What though, dear child, we've lost our mother;
That can never trouble thee.
You are but ten weeks old to-morrow:
What can you know of our loss?
The house is full enough of sorrow,
Little baby, don't be cross.
Peace! cry not so, my dearest love;
Hush, my baby-bird, lie still;
He's quiet now, he does not move,
Fast asleep is little Will.
My only solace, only joy,
Since the sad day I lost my mother,
Is nursing her own Willy boy,
My little orphan brother.
The gentle raillery of the next seems equally characteristic of Mary:—
Horatio, of ideal courage vain,
Was flourishing in air his father's cane,
And, as the fumes of valour swelled his pate,
Now thought himself this hero, and now that:
"And now," he cried, "I will Achilles be,
My sword I brandish; see, the Trojans flee.
Now I'll be Hector, when his angry blade
A lane through heaps of slaughtered Grecians made!
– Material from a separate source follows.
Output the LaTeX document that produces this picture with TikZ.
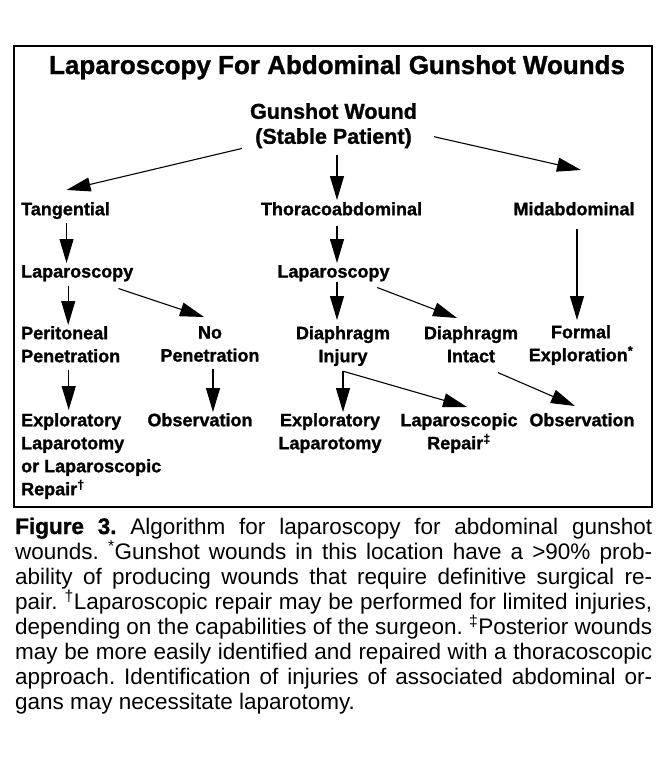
\documentclass[tikz,border=0pt]{standalone}
\usepackage{fontspec}
\setmainfont{Liberation Sans}[BoldFeatures={FakeBold=1.2}]
\usetikzlibrary{arrows.meta}
\frenchspacing

\begin{document}
\begin{tikzpicture}[x=1pt,y=-1pt,
    every node/.style={inner sep=0pt,align=center,font=\bfseries\fontsize{18}{23}\selectfont},
    arr/.style={-{Triangle[length=24pt,width=14pt]},line width=1.1pt}]
  \useasboundingbox (0,0) rectangle (666,763);
  \draw[line width=1.4pt] (14,46) rectangle (652,507);
  \node[anchor=north,font=\bfseries\fontsize{26}{30}\selectfont] (title) at (337,55) {Laparoscopy For Abdominal Gunshot Wounds};
  \node[anchor=north,font=\bfseries\fontsize{21.5}{25}\selectfont] (root) at (333.5,103) {Gunshot Wound\\(Stable Patient)};
  \node[anchor=north west] (tang) at (21,202) {Tangential};
  \node[anchor=north] (thor) at (341.5,202) {Thoracoabdominal};
  \node[anchor=north] (mid) at (574,202) {Midabdominal};
  \node[anchor=north west] (lap1) at (21,265) {Laparoscopy};
  \node[anchor=north] (lap2) at (333.5,265) {Laparoscopy};
  \node[anchor=north west,align=left] (perit) at (21,326) {Peritoneal\\Penetration};
  \node[anchor=north] (nopen) at (210,326) {No\\Penetration};
  \node[anchor=north] (dinj) at (343,326) {Diaphragm\\Injury};
  \node[anchor=north] (dint) at (471,326) {Diaphragm\\Intact};
  \node[anchor=north] (formal) at (581,325) {Formal\\Exploration\textsuperscript{*}};
  \node[anchor=north west,align=left] (explap1) at (21,413) {Exploratory\\Laparotomy\\or Laparoscopic\\Repair\textsuperscript{†}};
  \node[anchor=north] (obs1) at (200,413) {Observation};
  \node[anchor=north] (explap2) at (330,413) {Exploratory\\Laparotomy};
  \node[anchor=north] (laprep) at (459,413) {Laparoscopic\\Repair\textsuperscript{‡}};
  \node[anchor=north] (obs2) at (582,413) {Observation};

  \draw[arr] ([xshift=-8pt]root.south west) -- ([xshift=1pt,yshift=12pt]tang.north);
  \draw[arr] ([xshift=3.5pt,yshift=-7pt]root.south) -- ([xshift=-4.5pt,yshift=2pt]thor.north);
  \draw[arr] ([xshift=17pt,yshift=-11pt]root.east) -- ([xshift=7pt,yshift=32pt]mid.north);
  \draw[arr] ([xshift=1pt,yshift=-4pt]tang.south) -- ([xshift=1pt,yshift=2pt]tang.south |- lap1.north);
  \draw[arr] ([xshift=-4.5pt,yshift=-10pt]thor.south) -- ([xshift=-4.5pt,yshift=2pt]thor.south |- lap2.north);
  \draw[arr] ([xshift=3pt,yshift=-13pt]mid.south) -- ([xshift=3pt,yshift=5pt]mid.south |- formal.north);
  \draw[arr] ([xshift=-9pt,yshift=-4pt]lap1.south) -- ([xshift=-9pt,yshift=1pt]lap1.south |- perit.north);
  \draw[arr] ([xshift=-15pt,yshift=-7pt]lap1.south east) -- ([xshift=-6pt,yshift=9pt]nopen.north);
  \draw[arr] ([xshift=3.5pt]lap2.south) -- ([xshift=3.5pt,yshift=6pt]lap2.south |- dinj.north);
  \draw[arr] ([xshift=-12.5pt,yshift=-6pt]lap2.south east) -- ([xshift=-14pt,yshift=8pt]dint.north);
  \draw[arr] ([xshift=-2pt,yshift=-7pt]perit.south) -- ([xshift=-2pt,yshift=3pt]perit.south |- explap1.north);
  \draw[arr] ([xshift=3pt,yshift=-7pt]nopen.south) -- ([xshift=3pt,yshift=1pt]nopen.south |- obs1.north);
  \coordinate (br) at ([yshift=-5pt]dinj.south);
  \draw[arr] (br) -- ([yshift=1pt]br |- explap2.north);
  \draw[arr] (br) -- ([xshift=8pt,yshift=6pt]laprep.north);
  \draw[arr] ([xshift=27pt,yshift=-10pt]dint.south) -- ([xshift=-7pt,yshift=7pt]obs2.north);

  \node[anchor=north west,text width=637pt,align=justify,font=\fontsize{22.5}{25}\selectfont] (caption) at (15,517.5)
    {{\bfseries Figure 3.} Algorithm for laparoscopy for abdominal gunshot\linebreak
    wounds. \textsuperscript{*}Gunshot wounds in this location have a >90\% prob-\linebreak
    ability of producing wounds that require definitive surgical re-\linebreak
    pair. \textsuperscript{†}Laparoscopic repair may be performed for limited injuries,\linebreak
    depending on the capabilities of the surgeon. \textsuperscript{‡}Posterior wounds\linebreak
    may be more easily identified and repaired with a thoracoscopic\linebreak
    approach. Identification of injuries of associated abdominal or-\linebreak
    gans may necessitate laparotomy.};
\end{tikzpicture}
\end{document}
And now, by deeds still braver, I'll evince
I am no less than Edward the Black Prince:
Give way, ye coward French."—As thus he spoke,
And aimed in fancy a sufficient stroke
To fix the fate of Cressy or Poictiers
(The Muse relates the hero's fate with tears);
He struck his milk-white hand against a nail,
Sees his own blood, and feels his courage fail.
Ah! where is now that boasted valour flown,
That in the tented field so late was shown?
Achilles weeps, great Hector hangs the head,
And the Black Prince goes whimpering to bed!
The last is so pretty a little song it deserves to be fitted with an appropriate melody:—
CRUMBS TO THE BIRDS.
A bird appears a thoughtless thing,
He's ever living on the wing,
And keeps up such a carolling,
That little else to do but sing
A man would guess had he.
No doubt he has his little cares,
And very hard he often fares,
The which so patiently he bears,
That, listening to those cheerful airs,
Who knows but he may be
In want of his next meal of seeds?
I think for that his sweet song pleads.
If so, his pretty art succeeds,
I'll scatter there among the weeds
All the small crumbs I see.
Poetry for Children, Entirely Original, by the Author of Mrs. Leicester's School, as the title-page runs, was published in the summer of 1809, and the whole of the first edition sold off rapidly; but instead of being reprinted entire, selections from it only—twenty-six out of the eighty-four pieces—were incorporated by a schoolmaster of the name of Mylius in two books called The First Book of Poetry and The Poetical Class Book, issued from the same Juvenile Library in 1810. These went through many editions, but ultimately dropped quite out of sight, as the original work had already done. Writing to Bernard Barton in 1827 Lamb says: "One likes to have one copy of everything one does. I neglected to keep one of Poetry for Children, the joint production of Mary and me, and it is not to be had for love or money." Fifty years later such specimens of these poems as could be gathered from the Mylius collections and from Lamb's own works, were republished by Mr. W. Carew Hazlitt and also by Richard Herne Shepherd; when, at last in 1877, there came to hand from Australia a copy of the original edition: it had been purchased at a sale of books and furniture at Plymouth in 1866 and thence carried to Adelaide. It was reprinted entire by Mr. Shepherd (Chatto and Windus, 1878), with a preface from which the foregoing details have been gathered. A New England publisher early descried the worth of the Poetry for Children; for it was reprinted in Boston—eighty-one pieces, at least, out of the eighty-four—in 1812. A copy of this American edition also has recently come to light.
This was Mary's last literary undertaking in book form; but there is reason to think she wrote occasional articles for periodicals for some years longer. One such, at any rate, on Needle-work, written in 1814, is mentioned by Crabb Robinson, of which more hereafter.